Aim: Starting at the line containing "Rebuild this chart as a Python", copy each line exactly, ending with the line containing "X_MAX = 10.558". Leave out everything else.

Input records:

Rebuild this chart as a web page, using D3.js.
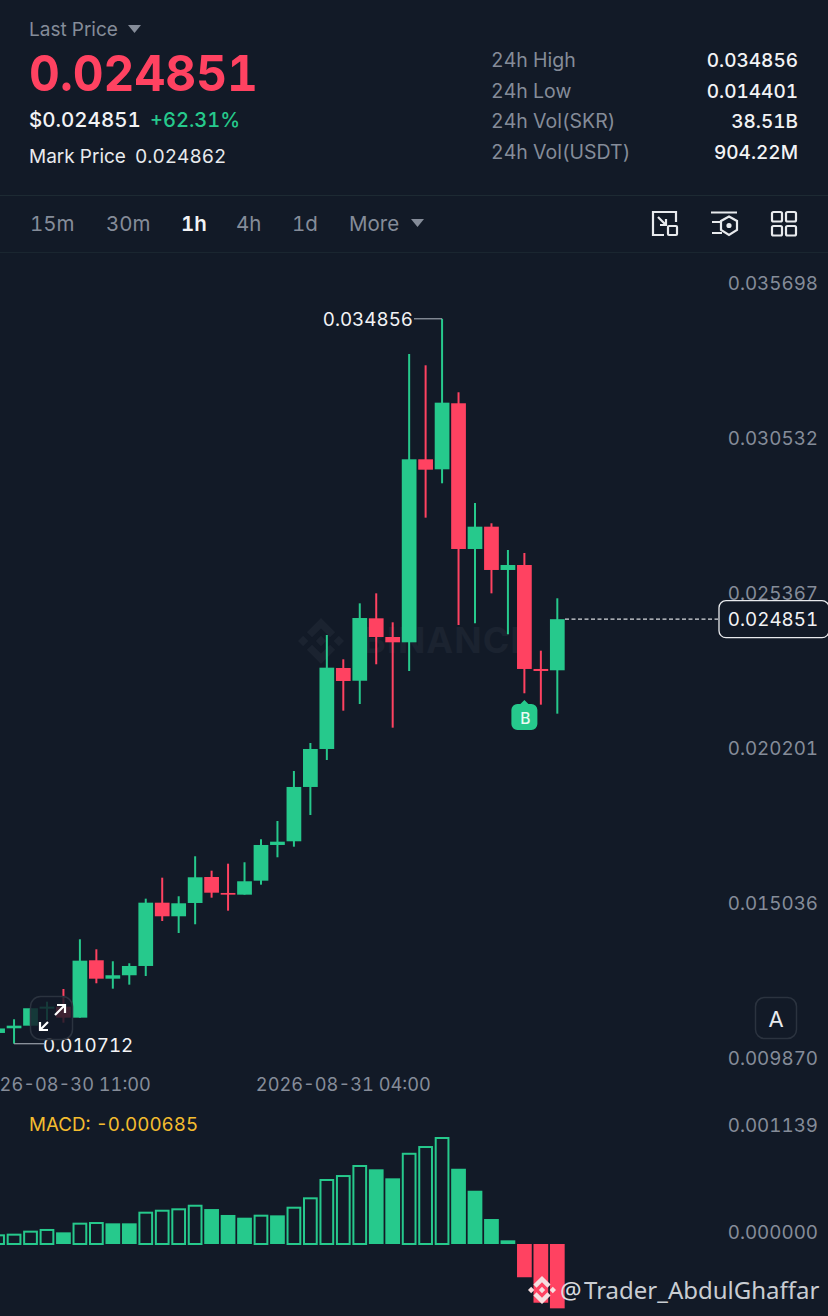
==
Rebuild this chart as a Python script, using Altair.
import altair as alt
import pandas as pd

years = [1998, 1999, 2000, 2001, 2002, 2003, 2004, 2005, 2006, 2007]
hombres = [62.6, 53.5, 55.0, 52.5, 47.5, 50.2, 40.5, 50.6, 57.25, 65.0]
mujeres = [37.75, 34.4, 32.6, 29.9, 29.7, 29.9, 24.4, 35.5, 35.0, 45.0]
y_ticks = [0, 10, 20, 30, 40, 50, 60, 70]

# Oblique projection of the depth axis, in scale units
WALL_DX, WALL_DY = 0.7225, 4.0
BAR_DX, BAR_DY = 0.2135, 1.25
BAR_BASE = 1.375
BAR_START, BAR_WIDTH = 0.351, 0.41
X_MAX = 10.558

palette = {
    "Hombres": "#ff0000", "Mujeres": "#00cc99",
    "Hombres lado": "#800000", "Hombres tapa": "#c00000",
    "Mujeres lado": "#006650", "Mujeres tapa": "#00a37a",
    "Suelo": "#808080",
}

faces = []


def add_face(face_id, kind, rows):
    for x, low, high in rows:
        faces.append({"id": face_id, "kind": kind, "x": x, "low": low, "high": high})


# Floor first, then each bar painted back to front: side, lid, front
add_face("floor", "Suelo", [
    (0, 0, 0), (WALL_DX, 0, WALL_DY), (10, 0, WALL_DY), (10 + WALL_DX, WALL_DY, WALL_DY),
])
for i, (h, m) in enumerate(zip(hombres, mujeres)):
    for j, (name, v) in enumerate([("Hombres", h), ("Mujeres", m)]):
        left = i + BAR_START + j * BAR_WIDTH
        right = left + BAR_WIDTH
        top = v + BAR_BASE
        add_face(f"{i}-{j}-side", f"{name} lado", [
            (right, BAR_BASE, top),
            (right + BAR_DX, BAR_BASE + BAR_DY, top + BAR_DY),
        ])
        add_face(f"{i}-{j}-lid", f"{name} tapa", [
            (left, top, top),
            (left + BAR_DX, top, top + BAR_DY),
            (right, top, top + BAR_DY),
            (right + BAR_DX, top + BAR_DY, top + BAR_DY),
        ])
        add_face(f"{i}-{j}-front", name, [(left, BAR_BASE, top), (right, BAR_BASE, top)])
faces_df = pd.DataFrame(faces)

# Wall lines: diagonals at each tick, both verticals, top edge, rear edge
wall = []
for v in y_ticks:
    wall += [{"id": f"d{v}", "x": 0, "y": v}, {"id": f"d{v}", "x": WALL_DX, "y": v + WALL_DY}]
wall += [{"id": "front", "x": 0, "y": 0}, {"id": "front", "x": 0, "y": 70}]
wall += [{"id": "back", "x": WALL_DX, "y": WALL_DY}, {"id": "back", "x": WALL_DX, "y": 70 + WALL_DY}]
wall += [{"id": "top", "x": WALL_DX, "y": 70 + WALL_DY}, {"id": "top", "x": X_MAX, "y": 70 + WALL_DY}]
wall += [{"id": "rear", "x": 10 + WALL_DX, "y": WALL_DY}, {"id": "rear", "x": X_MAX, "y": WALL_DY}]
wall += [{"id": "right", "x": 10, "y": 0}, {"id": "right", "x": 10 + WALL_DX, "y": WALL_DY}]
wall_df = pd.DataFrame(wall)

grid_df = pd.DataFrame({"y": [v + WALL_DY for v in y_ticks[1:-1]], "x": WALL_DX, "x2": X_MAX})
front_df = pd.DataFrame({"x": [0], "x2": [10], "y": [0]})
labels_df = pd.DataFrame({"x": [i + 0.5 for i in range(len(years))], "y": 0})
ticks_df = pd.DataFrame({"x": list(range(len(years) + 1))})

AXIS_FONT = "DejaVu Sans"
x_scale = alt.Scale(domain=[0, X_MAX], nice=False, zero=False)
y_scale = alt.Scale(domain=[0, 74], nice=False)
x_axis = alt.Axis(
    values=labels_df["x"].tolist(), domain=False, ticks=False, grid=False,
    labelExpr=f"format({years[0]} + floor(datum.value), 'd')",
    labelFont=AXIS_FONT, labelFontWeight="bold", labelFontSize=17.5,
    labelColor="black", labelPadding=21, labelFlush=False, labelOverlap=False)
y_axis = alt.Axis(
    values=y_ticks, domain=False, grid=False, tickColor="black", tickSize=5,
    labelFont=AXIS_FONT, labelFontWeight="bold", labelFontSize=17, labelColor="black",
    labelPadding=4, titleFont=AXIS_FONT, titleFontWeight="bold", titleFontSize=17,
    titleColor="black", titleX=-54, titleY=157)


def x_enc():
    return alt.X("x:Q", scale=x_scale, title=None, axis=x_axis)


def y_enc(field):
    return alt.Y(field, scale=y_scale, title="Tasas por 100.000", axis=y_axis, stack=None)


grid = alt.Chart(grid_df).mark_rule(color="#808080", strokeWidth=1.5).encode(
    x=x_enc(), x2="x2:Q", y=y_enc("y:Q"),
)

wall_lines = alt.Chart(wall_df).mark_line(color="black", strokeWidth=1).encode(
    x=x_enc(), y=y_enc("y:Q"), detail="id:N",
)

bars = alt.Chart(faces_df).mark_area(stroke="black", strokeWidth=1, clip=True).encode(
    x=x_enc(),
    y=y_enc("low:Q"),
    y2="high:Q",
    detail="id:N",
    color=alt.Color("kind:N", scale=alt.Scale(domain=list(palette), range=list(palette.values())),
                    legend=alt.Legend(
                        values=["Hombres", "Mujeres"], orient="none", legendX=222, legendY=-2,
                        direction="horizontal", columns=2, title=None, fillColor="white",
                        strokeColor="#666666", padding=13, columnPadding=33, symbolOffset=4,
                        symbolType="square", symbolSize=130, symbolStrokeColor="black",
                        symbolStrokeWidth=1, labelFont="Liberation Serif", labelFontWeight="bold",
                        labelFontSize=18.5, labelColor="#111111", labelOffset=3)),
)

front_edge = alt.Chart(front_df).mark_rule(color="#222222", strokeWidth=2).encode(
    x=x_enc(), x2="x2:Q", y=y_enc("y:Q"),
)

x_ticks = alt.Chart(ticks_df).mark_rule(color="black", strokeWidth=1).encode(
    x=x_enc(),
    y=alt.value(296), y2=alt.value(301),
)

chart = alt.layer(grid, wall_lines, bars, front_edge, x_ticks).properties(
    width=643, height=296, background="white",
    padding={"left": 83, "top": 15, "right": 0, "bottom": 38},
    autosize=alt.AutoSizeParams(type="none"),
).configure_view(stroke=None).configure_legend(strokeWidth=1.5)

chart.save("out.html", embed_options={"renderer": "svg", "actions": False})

Result of the exercise:
Rebuild this chart as a Python script, using Altair.
import altair as alt
import pandas as pd

years = [1998, 1999, 2000, 2001, 2002, 2003, 2004, 2005, 2006, 2007]
hombres = [62.6, 53.5, 55.0, 52.5, 47.5, 50.2, 40.5, 50.6, 57.25, 65.0]
mujeres = [37.75, 34.4, 32.6, 29.9, 29.7, 29.9, 24.4, 35.5, 35.0, 45.0]
y_ticks = [0, 10, 20, 30, 40, 50, 60, 70]

# Oblique projection of the depth axis, in scale units
WALL_DX, WALL_DY = 0.7225, 4.0
BAR_DX, BAR_DY = 0.2135, 1.25
BAR_BASE = 1.375
BAR_START, BAR_WIDTH = 0.351, 0.41
X_MAX = 10.558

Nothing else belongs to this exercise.